Even if I manually added project sources to the IDE, everything would show up with errors because none of the libraries would be available in the classpath. Most folks ended up using Vim, Emacs, or their own personal editor, running commands manually with make, and figuring out how to run a particular test.
I remember commenting how absurd it was that humans were expected to manually edit XML files to fix Android layer bugs. XML isn’t something a human should have to edit.
Before Robolectric
This was also before Robolectric existed. If you’ve worked on the Android source code before Robolectric, you know exactly how painful it was to test applications.
Imagine having to:
- Manually edit an XML layer file
- Run the make command to rebuild the entire app
- Push it into the emulator or install it on the phone
- Wait for it to load
- Go through your feature again
No visual editors. No hot reload. This was the state of the art back then.

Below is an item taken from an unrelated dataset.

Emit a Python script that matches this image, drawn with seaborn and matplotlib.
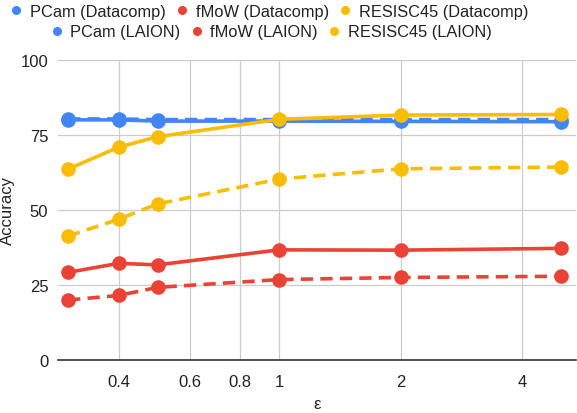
import matplotlib
matplotlib.use("Agg")
import matplotlib.pyplot as plt
from matplotlib.lines import Line2D
import seaborn as sns
import pandas as pd

eps = [0.3, 0.4, 0.5, 1, 2, 5]
pcam_datacomp = [80.0, 80.0, 79.6, 79.6, 79.5, 79.4]
fmow_datacomp = [29.2, 32.2, 31.7, 36.7, 36.6, 37.2]
resisc_datacomp = [63.6, 70.9, 74.4, 80.2, 81.6, 81.8]
pcam_laion = [80.3, 80.3, 80.1, 80.1, 80.1, 80.1]
fmow_laion = [20.0, 21.5, 24.2, 26.8, 27.5, 27.9]
resisc_laion = [41.3, 46.9, 52.0, 60.3, 63.7, 64.3]

datasets = ["PCam", "fMoW", "RESISC45"]
sources = ["Datacomp", "LAION"]
x_ticks = [0.4, 0.6, 0.8, 1, 2, 4]
x_tick_labels = ["0.4", "0.6", "0.8", "1", "2", "4"]
y_ticks = [0, 25, 50, 75, 100]

series = {
    ("PCam", "LAION"): pcam_laion,
    ("fMoW", "LAION"): fmow_laion,
    ("RESISC45", "LAION"): resisc_laion,
    ("PCam", "Datacomp"): pcam_datacomp,
    ("fMoW", "Datacomp"): fmow_datacomp,
    ("RESISC45", "Datacomp"): resisc_datacomp,
}
rows = []
for (d, s), vals in series.items():
    for e, v in zip(eps, vals):
        rows.append({"eps": e, "acc": v, "dataset": d, "source": s})
df = pd.DataFrame(rows)

colors = {"PCam": "#4285F4", "fMoW": "#EA4335", "RESISC45": "#FBBC04"}

sns.set_theme(style="white")
plt.rcParams["font.family"] = ["Liberation Sans", "DejaVu Sans"]

fig = plt.figure(figsize=(5.77, 4.14), dpi=100)
ax = fig.add_axes([0.1005, 0.128, 0.8975, 0.725])

for (d, s) in series.keys():
    sub = df[(df.dataset == d) & (df.source == s)]
    sns.lineplot(data=sub, x="eps", y="acc", ax=ax, color=colors[d],
                 lw=2.6, marker="o", markersize=10.5, markeredgewidth=0,
                 linestyle="--" if s == "LAION" else "-",
                 legend=False, zorder=3)

for line in ax.get_lines():
    if line.get_linestyle() == "--":
        line.set_dashes((3.4, 2.0))

ax.set_xscale("log")
ax.set_xlim(0.2832, 5.43)
ax.set_ylim(0, 100)
ax.set_xticks(x_ticks)
ax.set_xticklabels(x_tick_labels)
ax.minorticks_off()
ax.set_yticks(y_ticks)
ax.grid(True, color="#cccccc", lw=0.9)
ax.set_axisbelow(True)
for sp in ["left", "right", "top"]:
    ax.spines[sp].set_visible(False)
ax.spines["bottom"].set_color("#333333")
ax.spines["bottom"].set_linewidth(1.2)
ax.spines["bottom"].set_zorder(2)
ax.tick_params(axis="both", length=0, labelsize=12, colors="#222222")
ax.tick_params(axis="x", pad=10)
ax.tick_params(axis="y", pad=7)
ax.set_xlabel("ε", fontsize=12, color="#222222", labelpad=5)
ax.set_ylabel("Accuracy", fontsize=12, color="#222222", labelpad=4)

def handles(src):
    return [Line2D([], [], color=colors[d], marker="o", linestyle="none",
                   markersize=6.5, markeredgewidth=0) for d in datasets], \
           [f"{d} ({src})" for d in datasets]

h1, l1 = handles("Datacomp")
h2, l2 = handles("LAION")
kw = dict(ncol=3, loc="center", frameon=False, fontsize=11.75, handletextpad=0.34,
          columnspacing=0.5, handlelength=1.0, borderpad=0)
leg1 = fig.legend(h1, l1, bbox_to_anchor=(268 / 577, 1 - 12 / 414), **kw)
leg2 = fig.legend(h2, l2, bbox_to_anchor=(270 / 577, 1 - 33 / 414), **kw)
for leg in (leg1, leg2):
    for t in leg.get_texts():
        t.set_color("#222222")

fig.savefig("out.png", dpi=100)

The Journey Toward Human-Centric Development
Looking back, that primitive system was just a stepping stone. Every painful make command, every manual XML edit, every long rebuild cycle — it all led us here. Each era of tooling brought small improvements, but nothing prepared us for what would come next.
We finally have development that’s truly human-centric. We no longer have to do these stupid things. We can just tell the AI what we want, and it will build it for us.
The future of development isn’t about memorizing build systems or wrestling with XML files. It’s about describing what you want and letting the machine handle the rest. Matz saw this future decades ago — we’re finally living in it.
What great times to be alive.
Don’t Stick Your Head in the Sand
Given everything we’ve covered, I am still surprised to see people who refuse to even try AI-assisted development. It almost feels like they’re sticking their head in the sand, refusing to acknowledge how far we’ve come.
If budget is a factor, try free tools such as OpenCode. Give it a genuine shot. You might be surprised by what you’re capable of building when the machines actually work for you.